Necesito ver que Dios va delante, detrás, y que está penetrando mi corazón. Yo necesito de una promesa y de un alimento que me fortalezca. De una mano que me lleve y de una mirada que no se aparte, mientras la cruz me pesa en la carne y en el corazón y amenaza con hacerme caer.
Y ahí tengo la gloria de la luz, de la promesa de Dios que estará conmigo siempre.
Dios conmigo
A Él puedo acudir en oración, en el Santísimo, en la bendita Eucaristía ¡que es Él mismo!
Es Su carne, es Su sangre, es Su alma y es Su divinidad, ¡Es Cristo vivo! que además viene a mí y me alimenta a diario, me fortalece e ilumina.

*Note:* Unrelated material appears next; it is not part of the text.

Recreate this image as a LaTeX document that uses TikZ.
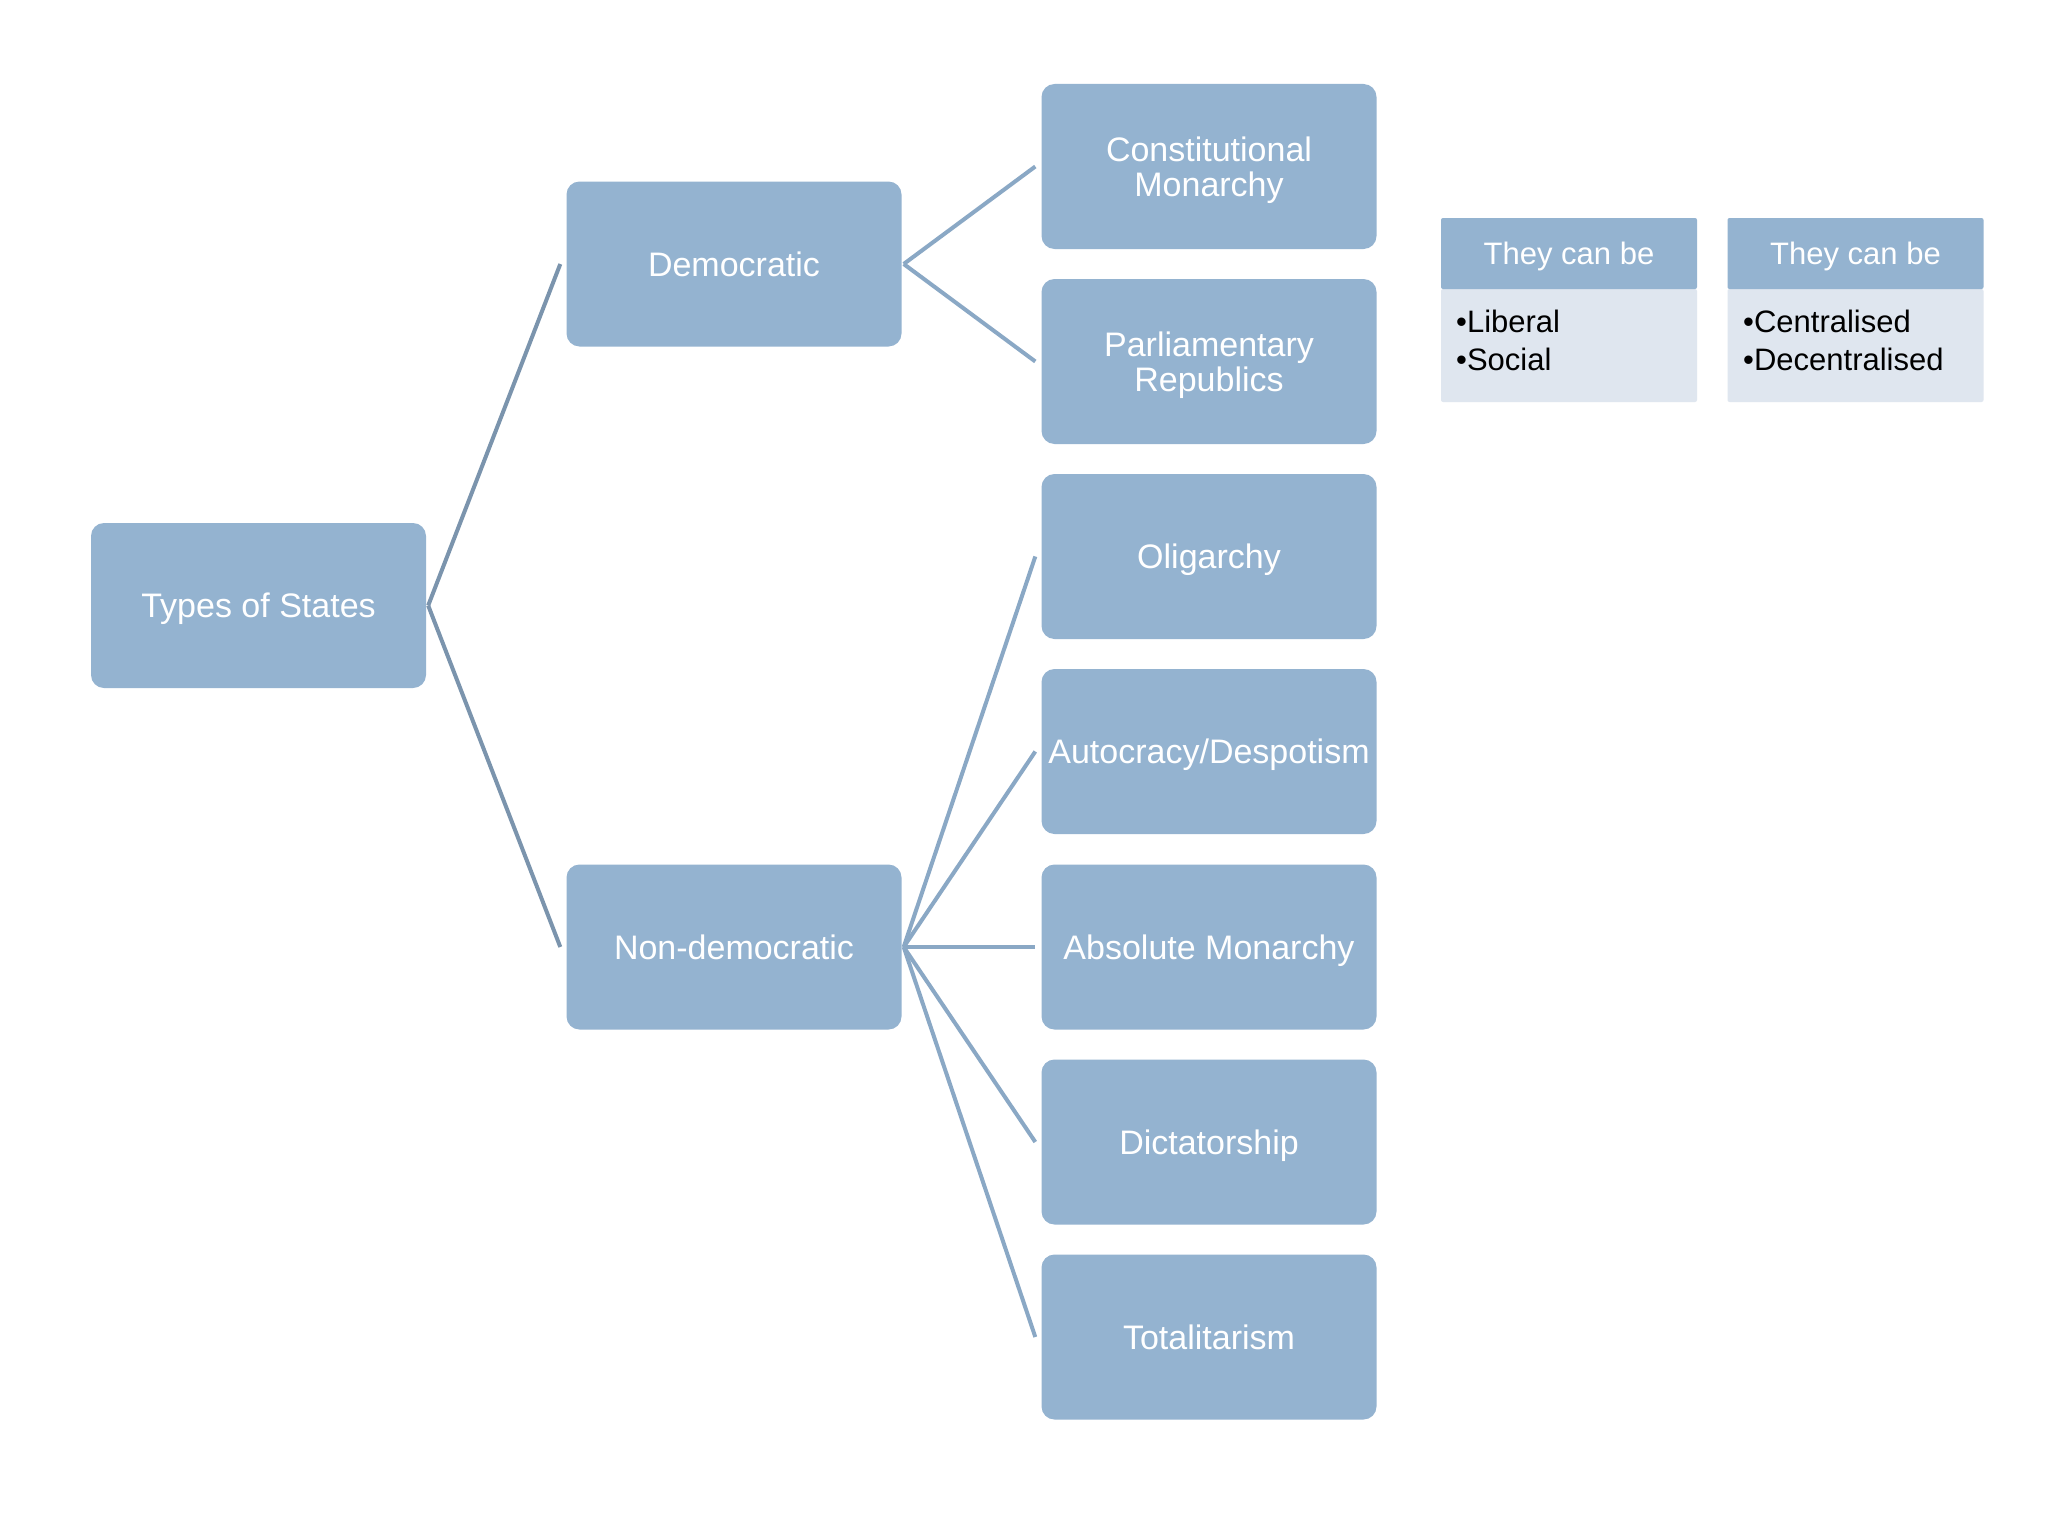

Ahí tengo a mi madre María, que viene en mi auxilio, extendiéndome la mano para tomar la mía.
Y deposita en ella su santísimo Rosario, donde tengo tantas cuentas como quiero para pedir por mis necesidades ¡y por las necesidades del mundo entero!
Tengo a mi madre y ella no falla, y junto a ella a mi padre espiritual, san José, un nuevo camino de quien he aprendido mucho…
Ahí tengo ese santuario infaltable: el silencio, para cerrar la puerta y ponerme delante de Dios, en la intimidad de mi vida, para dirigirme a Él y decirle en mi dolor: “Padre”.
Confía, recibe
Y la esperanza en mi corazón, se inflama, y me da la certeza de que todo será renovado.
Porque Él promete darme la sabiduría y los dones de su Espíritu, que habita en mí. Porque promete que todo lo que pidamos, con fe en oración, será ya nuestro antes de ponerlo en palabras.
Y confío que mientras cargue esa cruz, Él se ocupará de todo, de ordenar mi desorden y de abrir nuevos y más bellos caminos.
Porque finalmente la vida es un camino, no el fin en sí. Es un camino donde encontraremos montañas elevadas y desiertos, pero también alcanzaremos los valles y las aguas tranquilas.
Cuanta calma es capaz de encontrar uno en el amor que recibimos de Dios incluso en medio de las tormentas...
Es vivir precisamente la tormenta, abrazada al corazón de Dios, porque Dios, en estos momentos, mientras aprendemos la lección, va vertiendo Su amor en esta pequeña y bendita herida que llevamos abierta.
Mi humilde consejo es que recuerdes que la lección terminará y que la herida sanará. Abrázate a ella, mientras la lección dure y cuánto más recibirás.